Thursday, January 08, 2009

Coming back from the wild

painting boat returning home

Its Seven years almost to the day from when I donated my last $200 to a charity in mexico and set off trusting that God would provide a way for me to travel 1800 miles in 7 days to make a flight home. It was an adventure that was taken alone, one at the time I felt was the only alternative to denouncing the reality of my faith...

I just read "Into the Wild" its a book piecing together the account of another young idealist who sadly died on an extended adventure in alaska.

However, romantic and exciting such trips away from normal life and civilisation seem, there always seems to be a necessary element of self-indulgant escapism, or maybe just simply running away. I think a perceived failure to live up to other peoples standards can leave a burning desire to prove "I can make it on my own" "I fear ill fail you in this relationship so Ill keep you at a distance"

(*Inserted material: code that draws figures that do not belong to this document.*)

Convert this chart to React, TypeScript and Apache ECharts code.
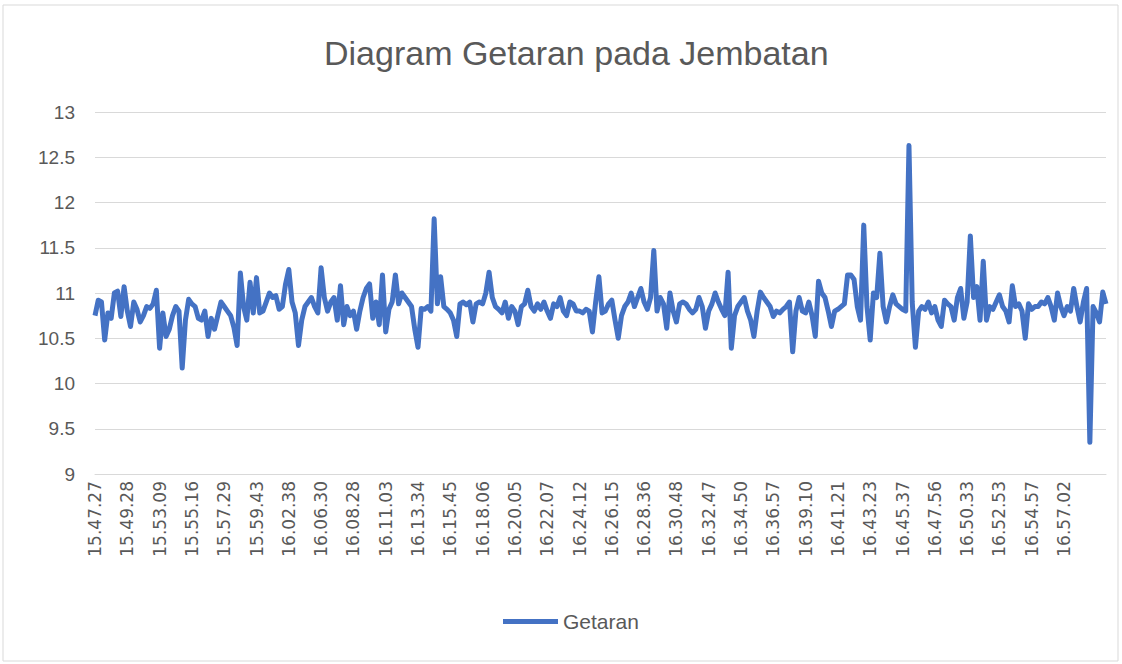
import React, { useEffect, useRef } from "react";
import * as echarts from "echarts";

const titleText = "Diagram Getaran pada Jembatan";
const seriesName = "Getaran";

// tick labels shown every 10 samples
const tickLabels = [
  "15.47.27", "15.49.28", "15.53.09", "15.55.16", "15.57.29", "15.59.43",
  "16.02.38", "16.06.30", "16.08.28", "16.11.03", "16.13.34", "16.15.45",
  "16.18.06", "16.20.05", "16.22.07", "16.24.12", "16.26.15", "16.28.36",
  "16.30.48", "16.32.47", "16.34.50", "16.36.57", "16.39.10", "16.41.21",
  "16.43.23", "16.45.37", "16.47.56", "16.50.33", "16.52.53", "16.54.57",
  "16.57.02", "",
];

const yTicks = { min: 9, max: 13, interval: 0.5 };

// vibration readings, 10 per labelled interval
const g00 = [10.75, 10.92, 10.9, 10.48, 10.78, 10.72, 11.0, 11.02, 10.74, 11.07];
const g01 = [10.8, 10.63, 10.9, 10.82, 10.68, 10.75, 10.85, 10.83, 10.88, 11.03];
const g02 = [10.39, 10.78, 10.52, 10.6, 10.75, 10.85, 10.8, 10.17, 10.7, 10.93];
const g03 = [10.88, 10.85, 10.72, 10.7, 10.8, 10.52, 10.72, 10.6, 10.75, 10.9];
const g04 = [10.85, 10.8, 10.75, 10.62, 10.42, 11.22, 10.85, 10.7, 11.12, 10.78];
const g05 = [11.17, 10.78, 10.8, 10.9, 11.0, 10.95, 10.97, 10.82, 10.85, 11.1];
const g06 = [11.26, 10.9, 10.78, 10.42, 10.7, 10.85, 10.9, 10.95, 10.85, 10.78];
const g07 = [11.28, 10.95, 10.8, 10.9, 10.95, 10.7, 11.08, 10.65, 10.85, 10.75];
const g08 = [10.8, 10.6, 10.8, 10.95, 11.05, 11.1, 10.72, 10.9, 10.65, 11.2];
const g09 = [10.57, 10.82, 10.9, 11.2, 10.88, 11.0, 10.95, 10.9, 10.85, 10.6];
const g10 = [10.4, 10.83, 10.82, 10.85, 10.8, 11.82, 10.88, 11.18, 10.85, 10.82];
const g11 = [10.78, 10.7, 10.52, 10.88, 10.9, 10.87, 10.9, 10.68, 10.88, 10.9];
const g12 = [10.88, 11.0, 11.23, 10.95, 10.85, 10.82, 10.78, 10.9, 10.72, 10.85];
const g13 = [10.8, 10.65, 10.85, 10.88, 11.03, 10.85, 10.8, 10.88, 10.82, 10.9];
const g14 = [10.8, 10.72, 10.88, 10.85, 10.95, 10.8, 10.75, 10.9, 10.88, 10.8];
const g15 = [10.8, 10.78, 10.82, 10.8, 10.57, 10.9, 11.18, 10.78, 10.8, 10.88];
const g16 = [10.92, 10.7, 10.5, 10.75, 10.85, 10.9, 11.0, 10.85, 10.95, 11.05];
const g17 = [10.9, 10.82, 10.95, 11.47, 10.8, 10.95, 10.88, 10.61, 11.0, 10.8];
const g18 = [10.68, 10.88, 10.9, 10.88, 10.82, 10.78, 10.82, 10.95, 10.85, 10.61];
const g19 = [10.8, 10.88, 11.0, 10.9, 10.82, 10.75, 11.23, 10.39, 10.75, 10.85];
const g20 = [10.9, 10.95, 10.8, 10.7, 10.52, 10.8, 11.01, 10.95, 10.9, 10.85];
const g21 = [10.74, 10.8, 10.78, 10.82, 10.85, 10.9, 10.35, 10.8, 10.95, 10.8];
const g22 = [10.78, 10.9, 10.75, 10.52, 11.13, 11.0, 10.95, 10.8, 10.63, 10.8];
const g23 = [10.82, 10.85, 10.88, 11.2, 11.2, 11.15, 10.85, 10.7, 11.75, 10.85];
const g24 = [10.48, 11.0, 10.95, 11.44, 10.85, 10.68, 10.85, 10.98, 10.88, 10.85];
const g25 = [10.82, 10.8, 12.63, 10.9, 10.4, 10.8, 10.85, 10.82, 10.9, 10.78];
const g26 = [10.85, 10.7, 10.63, 10.92, 10.88, 10.85, 10.7, 10.95, 11.05, 10.72];
const g27 = [10.9, 11.63, 10.95, 11.07, 10.7, 11.35, 10.7, 10.85, 10.82, 10.9];
const g28 = [10.98, 10.85, 10.8, 10.68, 11.08, 10.85, 10.88, 10.8, 10.5, 10.88];
const g29 = [10.82, 10.85, 10.85, 10.9, 10.88, 10.95, 10.85, 10.7, 11.0, 10.85];
const g30 = [10.75, 10.85, 10.8, 11.05, 10.85, 10.68, 10.9, 11.05, 9.35, 10.85];
const g31 = [10.78, 10.68, 11.01, 10.88];

const getaran = [
  ...g00, ...g01, ...g02, ...g03, ...g04, ...g05, ...g06, ...g07, ...g08, ...g09,
  ...g10, ...g11, ...g12, ...g13, ...g14, ...g15, ...g16, ...g17, ...g18, ...g19,
  ...g20, ...g21, ...g22, ...g23, ...g24, ...g25, ...g26, ...g27, ...g28, ...g29,
  ...g30, ...g31,
];

const LABEL_STEP = 10;
const categories = getaran.map((_, i) => String(i));

export default function App() {
  const ref = useRef<HTMLDivElement>(null);

  useEffect(() => {
    if (!ref.current) return;
    const chart = echarts.init(ref.current, null, { renderer: "svg" });
    const textColor = "#595959";
    const gridColor = "#d9d9d9";
    chart.setOption({
      animation: false,
      backgroundColor: "#ffffff",
      title: {
        text: titleText,
        left: 324,
        top: 36,
        padding: 0,
        textStyle: {
          fontFamily: "Liberation Sans",
          fontSize: 34,
          fontWeight: "normal",
          color: textColor,
        },
      },
      legend: {
        data: [seriesName],
        left: 503,
        top: 611,
        padding: 0,
        icon: "rect",
        itemWidth: 55,
        itemHeight: 5,
        itemGap: 6,
        textStyle: {
          fontFamily: "Liberation Sans",
          fontSize: 21,
          color: textColor,
        },
      },
      grid: { left: 95, right: 16, top: 112, bottom: 190, containLabel: false },
      xAxis: {
        type: "category",
        data: categories,
        boundaryGap: false,
        axisLine: { show: true, lineStyle: { color: gridColor, width: 1 } },
        axisTick: { show: false },
        axisLabel: {
          interval: LABEL_STEP - 1,
          rotate: 90,
          margin: 7,
          fontFamily: "DejaVu Sans",
          fontSize: 17,
          color: textColor,
          formatter: (_v: string, idx: number) =>
            idx % LABEL_STEP === 0 ? tickLabels[idx / LABEL_STEP] ?? "" : "",
        },
        splitLine: { show: false },
      },
      yAxis: {
        type: "value",
        min: yTicks.min,
        max: yTicks.max,
        interval: yTicks.interval,
        axisLine: { show: false },
        axisTick: { show: false },
        axisLabel: {
          margin: 20,
          fontFamily: "Liberation Sans",
          fontSize: 19,
          color: textColor,
        },
        splitLine: { show: true, lineStyle: { color: gridColor, width: 1 } },
      },
      series: [
        {
          name: seriesName,
          type: "line",
          data: getaran,
          showSymbol: false,
          symbol: "none",
          lineStyle: { color: "#4472C4", width: 5, join: "round" },
          itemStyle: { color: "#4472C4" },
        },
      ],
      graphic: [
        {
          type: "rect",
          shape: { x: 3, y: 5, width: 1115, height: 656 },
          style: { fill: "none", stroke: gridColor, lineWidth: 1 },
          silent: true,
        },
      ],
    });
    return () => chart.dispose();
  }, []);

  return (
    <div
      ref={ref}
      style={{ position: "fixed", left: 0, top: 0, width: 1122, height: 664 }}
    />
  );
}
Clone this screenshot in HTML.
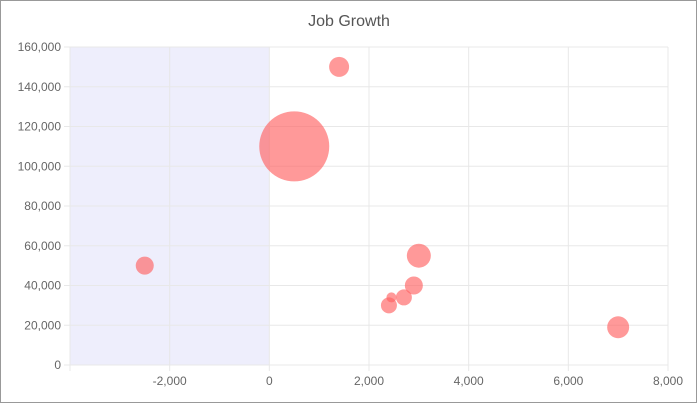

but the cost is high as loneliness is the only possible outcome of avoiding intimacy and no amount of passport stamps of gigs to thousands of people can replace that...

So maybe its time to come in from the wild...
To trust people enough to let them close...
to realise that its relationships that really matter and that they are costly and hard work, but they are also the most beautiful gift God ever gave us...

3 comments:

Anonymous said...

i fancy both wildness and relationship. i hope they aren't exclusive.

Brett Nissen said...

thank you for this post.

ceri said...

so i randomly came across this, dont really know how...but it made a lot of sense.
i love when God uses random things in random places to say what he needs to say, keeps it interesting!